Why autonomous agents raise data exfiltration concerns
Imagine a contractor who left the company last week but whose CI pipeline still runs a custom autonomous agent. The agent inherits the service account token that was granted to the contractor’s namespace and continues to spin up pods, query internal databases, and push logs to an external storage bucket. No human ever clicks a button, yet sensitive customer records flow out of the cluster.
Autonomous agents on Kubernetes are programs that act without direct human interaction. They typically run as side‑cars, cron jobs, or controller‑like workloads. Because they use Kubernetes service accounts, they inherit the permissions baked into those accounts and can reach the Kubernetes API, exec into other pods, or mount secrets directly. When an agent is over‑privileged or its token is leaked, it becomes a perfect conduit for data exfiltration: reading secret objects, dumping databases, and sending the payload to any reachable endpoint.
The missing enforcement point
Most clusters already enforce identity at the authentication layer. OIDC or SAML providers issue tokens, and Kubernetes maps those tokens to service accounts. This setup decides who can start a request, but it does not inspect what the request does once it reaches the API server or the pod’s process. The request still travels straight to the target, leaving no audit of individual commands, no opportunity to mask returned credentials, and no way to block a dangerous exec call. In short, the data path lacks a guardrail that can enforce policy on a per‑command basis.
hoop.dev as a data‑path gateway
hoop.dev inserts a Layer 7 gateway between the autonomous agent and the Kubernetes control plane. The gateway proxies every API call, exec session, and port‑forward operation. Because hoop.dev sits in the data path, it is the only place where enforcement can happen.
hoop.dev records each session, captures every command issued inside a pod, and stores the transcript for replay. It masks sensitive fields in API responses, such as secret values, before they reach the agent. When a command matches a risky pattern, like copying a database dump, it can block the command outright or route it to a human approver for just‑in‑time (JIT) approval. All of these outcomes are possible only because hoop.dev is the active component in the data path.
What enforcement looks like in practice
- Session recording: hoop.dev logs the full lifecycle of an exec session, providing auditors with a replayable audit trail.
- Inline masking: when a secret object is read, hoop.dev replaces the value with a placeholder, ensuring the autonomous agent never sees raw credentials.
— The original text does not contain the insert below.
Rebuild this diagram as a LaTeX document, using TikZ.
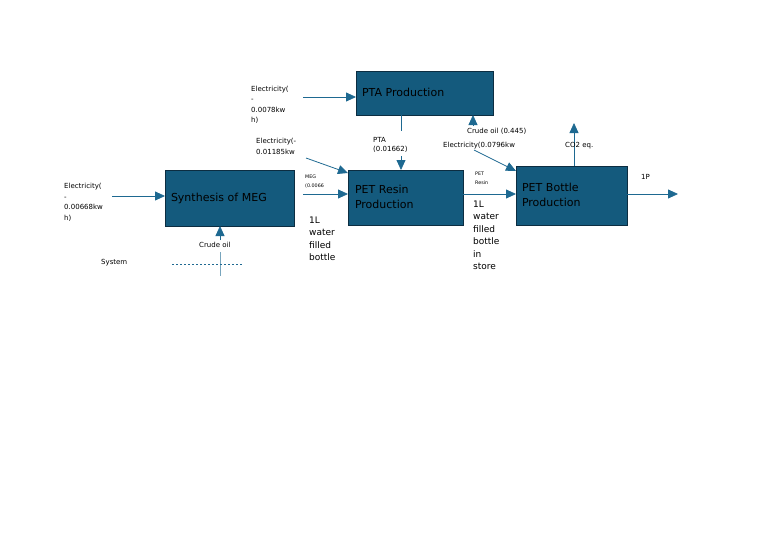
\documentclass[tikz,border=0pt]{standalone}
\usepackage{fontspec}
\setmainfont{DejaVu Sans}
\usetikzlibrary{arrows.meta}
\definecolor{boxfill}{RGB}{20,90,125}
\definecolor{boxline}{RGB}{12,45,65}
\definecolor{arr}{RGB}{30,105,145}
\begin{document}
\begin{tikzpicture}[x=1pt,y=-1pt,
  box/.style={draw=boxline, fill=boxfill, line width=0.7pt, anchor=north west, outer sep=0pt,
    inner xsep=6pt, align=left, font=\fontsize{11}{15}\selectfont},
  flow/.style={draw=arr, line width=0.8pt, -{Triangle[length=10pt,width=9pt]}},
  plain/.style={draw=arr, line width=0.6pt},
  lab/.style={font=\fontsize{7}{10.5}\selectfont, align=left, anchor=west, inner sep=0pt},
  tiny/.style={font=\fontsize{4.8}{9}\selectfont, align=left, anchor=west, inner sep=0pt},
  big/.style={font=\fontsize{9}{12.5}\selectfont, align=left, anchor=west, inner sep=0pt}]
\useasboundingbox (0,0) rectangle (768,543);

% boxes
\node[box, minimum width=137pt, minimum height=44pt, text width=125pt] (pta) at (356,71) {\strut PTA Production};
\node[box, minimum width=129pt, minimum height=56pt, text width=117pt] (meg) at (165,170) {\strut Synthesis of MEG};
\node[box, minimum width=115pt, minimum height=55pt, text width=101pt, inner xsep=7pt] (resin) at (348,170) {\strut PET Resin\\Production\strut};
\node[box, minimum width=111pt, minimum height=59pt, text width=99pt] (bottle) at (516,166) {\strut PET Bottle\\Production\strut};

% free ends
\coordinate (e1) at (303,97);
\coordinate (e2) at (112,196);
\coordinate (e3) at (306,158);
\coordinate (e4) at (474,150);
\coordinate (ptaend) at (401,131);
\coordinate (ptas) at (401,156);
\coordinate (co) at (473,126);
\coordinate (m1) at (303,194);
\coordinate (r1) at (463,194);
\coordinate (c2) at (574,123);
\coordinate (p1) at (678,194);
\coordinate (c1) at (220,240);
\coordinate (v1) at (220,252);
\coordinate (v2) at (220,276);
\coordinate (d1) at (172,264);
\coordinate (d2) at (243,264);

% connectors
\draw[flow] (e1) -- (e1 -| pta.west);
\draw[flow] (e2) -- (e2 -| meg.west);
\draw[flow] (e3) -- ([yshift=-3pt]resin.north west);
\draw[flow] (e4) -- ([yshift=-5pt]bottle.north west);
\draw[plain] (ptaend |- pta.south) -- (ptaend);
\draw[flow] (ptas) -- (ptas |- resin.north);
\draw[flow] (co) -- (co |- pta.south);
\draw[flow] (m1) -- (m1 -| resin.west);
\draw[flow] (r1 -| resin.east) -- (r1 -| bottle.west);
\draw[flow] (c2 |- bottle.north) -- (c2);
\draw[flow] (p1 -| bottle.east) -- (p1);
\draw[flow] (c1) -- (c1 |- meg.south);
\draw[draw=arr!60, line width=0.5pt] (v1) -- (v2);
\draw[draw=arr, line width=0.7pt, dash pattern=on 2pt off 2pt] (d1) -- (d2);

% labels
\node[lab] (l1) at (251,105) {Electricity(\\-\\0.0078kw\\h)};
\node[lab] (l2) at (256,146.5) {Electricity(-\\0.01185kw};
\node[lab] (l3) at (64,202.5) {Electricity(\\-\\0.00668kw\\h)};
\node[lab, font=\fontsize{7}{9.5}\selectfont] (l4) at (373,145) {PTA\\(0.01662)};
\node[lab] (l5) at (467,131) {Crude oil (0.445)};
\node[lab] (l6) at (443,146) {Electricity(0.0796kw};
\node[lab] (l7) at (565,146) {CO2 eq.};
\node[lab] (l8) at (641,177) {1P};
\node[tiny] (l9) at (305,181.5) {MEG\\(0.0066};
\node[tiny] (l10) at (475,178.5) {PET\\Resin};
\node[big] (l11) at (309,239) {1L\\water\\filled\\bottle};
\node[big] (l12) at (473,235.5) {1L\\water\\filled\\bottle\\in\\store};
\node[lab] (l13) at (101,263) {System};
\node[lab] (l14) at (199,245) {Crude oil};
\end{tikzpicture}
\end{document}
- JIT approval: a request to export a table triggers a workflow that requires a security officer’s sign‑off before the command proceeds.
- Command blocking: attempts to write to an external S3 bucket from within a pod are intercepted and denied by hoop.dev.
These controls turn a blind‑spot into a visible, policy‑driven boundary. They reduce blast radius, make lateral movement harder, and give security teams concrete evidence of what each agent actually did.
Getting started with hoop.dev
To protect Kubernetes workloads from autonomous‑agent‑driven data exfiltration, deploy the gateway alongside your cluster. The quick‑start guide walks you through a Docker‑Compose deployment, OIDC configuration, and registration of the Kubernetes connection. Once the gateway is running, all agents must route their traffic through it, and you gain the enforcement outcomes described above.
For step‑by‑step instructions, see the getting‑started documentation. The broader feature set, including masking policies and approval workflows, is covered in the learn section. The project is open source, so you can review the code, contribute improvements, or host your own instance.
Explore the source code and contribute on GitHub.
FAQ
How does hoop.dev see commands issued by an autonomous agent?
Because the agent connects through the gateway, hoop.dev intercepts the traffic at the protocol layer. It parses the exec stream, logs each command, and can apply masking or blocking before the command reaches the target pod.
Will adding hoop.dev add noticeable latency to normal Kubernetes operations?
The gateway adds a small, predictable overhead for each request. In practice the latency is comparable to a typical API‑server round‑trip and is outweighed by the security benefits of auditability and policy enforcement.
Can hoop.dev work with existing service accounts and role bindings?
Yes. Setup remains unchanged: OIDC tokens map to service accounts as usual. hoop.dev simply sits in front of the API server, using the same credentials to act on behalf of the agent while applying its own policies.